This in-depth report, updated November 18, 2025, provides a comprehensive analysis of Greenlane Renewables Inc. (GRN) across five key pillars, from its business moat to its fair value. We benchmark GRN against industry peers like Waga Energy SA and Montauk Renewables, delivering actionable insights framed through the investment philosophies of Warren Buffett and Charlie Munger.
Negative. Greenlane Renewables supplies equipment to the growing renewable natural gas (RNG) market. However, its project-based business model faces intense competition and leads to inconsistent revenue. The company has a history of erratic growth, persistent unprofitability, and burning cash. A strong balance sheet with significant cash and minimal debt offers a financial safety net. While the stock appears undervalued, its path to sustainable profitability is highly uncertain. This stock carries significant risk due to its structural business challenges.
Summary Analysis
Business & Moat Analysis
Greenlane Renewables' business model centers on the design, manufacturing, and servicing of biogas upgrading systems. These systems are crucial pieces of infrastructure that purify biogas from sources like landfills, wastewater treatment plants, and farms into renewable natural gas (RNG), a clean, pipeline-quality fuel. The company generates revenue primarily through the sale of these systems to project developers and operators. It uniquely offers three core technologies—water wash, pressure swing adsorption (PSA), and membrane separation—positioning itself as a technology-agnostic solutions provider. Its main customers are companies building RNG facilities that need to purchase this core processing equipment. Greenlane's cost structure is typical for a manufacturing firm, with significant costs of goods sold, research and development to maintain its technologies, and sales and marketing expenses to win competitive bids.
Positioned as an upstream equipment supplier, Greenlane is an enabler for the RNG industry rather than a direct participant in the long-term value creation. This contrasts sharply with competitors like Waga Energy and Montauk Renewables, which own and operate the RNG facilities themselves, benefiting from long-term, recurring revenue from gas sales. Greenlane must constantly compete for new projects, resulting in lumpy revenue streams and low pricing power, as evidenced by its historically thin or negative gross margins. Its financial performance is therefore highly dependent on the capital expenditure cycles of its customers and its ability to outbid formidable competitors.

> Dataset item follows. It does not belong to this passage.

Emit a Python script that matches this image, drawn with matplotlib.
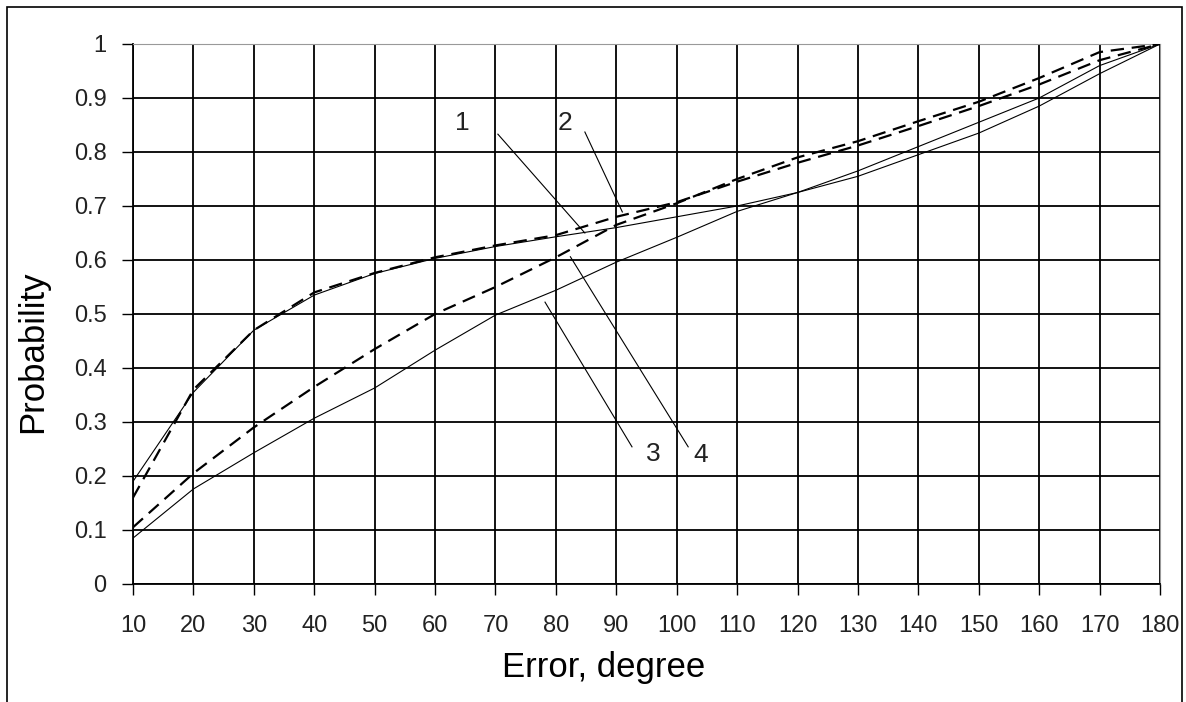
import matplotlib
matplotlib.use("Agg")
import matplotlib.pyplot as plt
from matplotlib.patches import Rectangle

plt.rcParams["font.family"] = ["Liberation Sans", "DejaVu Sans"]

# error, degree
errors = [10, 20, 30, 40, 50, 60, 70, 80, 90, 100, 110, 120, 130, 140, 150, 160, 170, 180]

# probability curves
curve1 = [0.19, 0.355, 0.47, 0.535, 0.575, 0.603, 0.625, 0.643, 0.66, 0.68, 0.70, 0.725,
          0.755, 0.795, 0.835, 0.885, 0.945, 1.0]
curve2 = [0.16, 0.36, 0.47, 0.54, 0.576, 0.605, 0.627, 0.646, 0.68, 0.707, 0.745, 0.78,
          0.812, 0.848, 0.885, 0.925, 0.97, 1.0]
curve3 = [0.085, 0.176, 0.243, 0.307, 0.363, 0.433, 0.498, 0.544, 0.596, 0.642, 0.69, 0.725,
          0.765, 0.81, 0.855, 0.90, 0.96, 1.0]
curve4 = [0.105, 0.205, 0.29, 0.365, 0.435, 0.50, 0.55, 0.605, 0.665, 0.705, 0.75, 0.79,
          0.82, 0.857, 0.893, 0.937, 0.985, 1.0]

y_ticks = [0, 0.1, 0.2, 0.3, 0.4, 0.5, 0.6, 0.7, 0.8, 0.9, 1]
y_tick_labels = ["0", "0.1", "0.2", "0.3", "0.4", "0.5", "0.6", "0.7", "0.8", "0.9", "1"]

# curve number labels: (text, text pos, leader start, leader end)
curve_labels = [
    ("1", (64.5, 0.853), (70.4, 0.833), (84.8, 0.65)),
    ("2", (81.5, 0.853), (84.8, 0.837), (91.0, 0.689)),
    ("3", (96.1, 0.240), (92.6, 0.254), (78.2, 0.522)),
    ("4", (104.0, 0.238), (101.9, 0.254), (82.4, 0.606)),
]

fig = plt.figure(figsize=(11.86, 7.02), dpi=100)
ax = fig.add_axes([133 / 1186, 1 - 584 / 702, (1160 - 133) / 1186, (584 - 44) / 702])

ax.plot(errors, curve1, color="black", lw=0.8, zorder=3)
ax.plot(errors, curve3, color="black", lw=0.8, zorder=3)
ax.plot(errors, curve2, color="black", lw=1.6, dashes=(6, 3.5), zorder=3)
ax.plot(errors, curve4, color="black", lw=1.6, dashes=(6, 3.5), zorder=3)

for txt, pos, p0, p1 in curve_labels:
    ax.text(pos[0], pos[1], txt, fontsize=19, ha="center", va="center", color="#222222")
    ax.plot([p0[0], p1[0]], [p0[1], p1[1]], color="black", lw=0.8, zorder=4)

ax.set_xlim(10, 180)
ax.set_ylim(0, 1)
ax.set_xticks(errors)
ax.set_xticklabels([str(e) for e in errors])
ax.set_yticks(y_ticks)
ax.set_yticklabels(y_tick_labels)
ax.grid(True, color="black", lw=1.3, zorder=1)
ax.set_axisbelow(True)

ax.tick_params(axis="x", direction="out", length=8, width=1, pad=14, labelsize=17, colors="black")
ax.tick_params(axis="y", direction="out", length=8, width=1, pad=11, labelsize=17, colors="black")
for lab in ax.get_xticklabels() + ax.get_yticklabels():
    lab.set_color("#222222")

ax.spines["left"].set_color("black")
ax.spines["bottom"].set_color("black")
ax.spines["left"].set_linewidth(1.3)
ax.spines["bottom"].set_linewidth(1.3)
ax.spines["top"].set_color("#999999")
ax.spines["right"].set_color("#999999")

fig.text(604 / 1186, 1 - 668 / 702, "Error, degree", fontsize=25, ha="center", va="center")
fig.text(33 / 1186, 1 - 352 / 702, "Probability", fontsize=25, rotation=90,
         ha="center", va="center")

# outer chart frame (bottom edge cut off in the original)
fig.add_artist(Rectangle((7 / 1186, -0.05), (1182 - 7) / 1186, 1.05 - 7 / 702,
                         transform=fig.transFigure, fill=False, edgecolor="black", lw=1.2))

fig.savefig("out.png", dpi=100)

Greenlane's competitive moat is exceptionally weak, bordering on non-existent. While its technological flexibility is a selling point, it also suggests a lack of best-in-class leadership in any single technology. It faces overwhelming competition from all sides. Industrial gas giants like Air Products and Chemicals have superior, proprietary membrane technology and immense R&D budgets. Integrated equipment manufacturers like Chart Industries can offer a much broader 'one-stop-shop' solution for an entire RNG project. Meanwhile, integrated developers like Ameresco are often the end-customers and can source from any supplier, squeezing margins. The company lacks significant switching costs, network effects, or economies of scale compared to these behemoths.
Ultimately, Greenlane's business model appears unsustainable in its current form. Its key vulnerability is its position as a small, non-integrated component supplier in an ecosystem increasingly dominated by large, vertically integrated players. The business lacks the recurring revenue, scale, or proprietary technology needed to build a protective moat. This results in a fragile financial profile and a difficult path to long-term profitability, making its competitive edge seem highly precarious over time.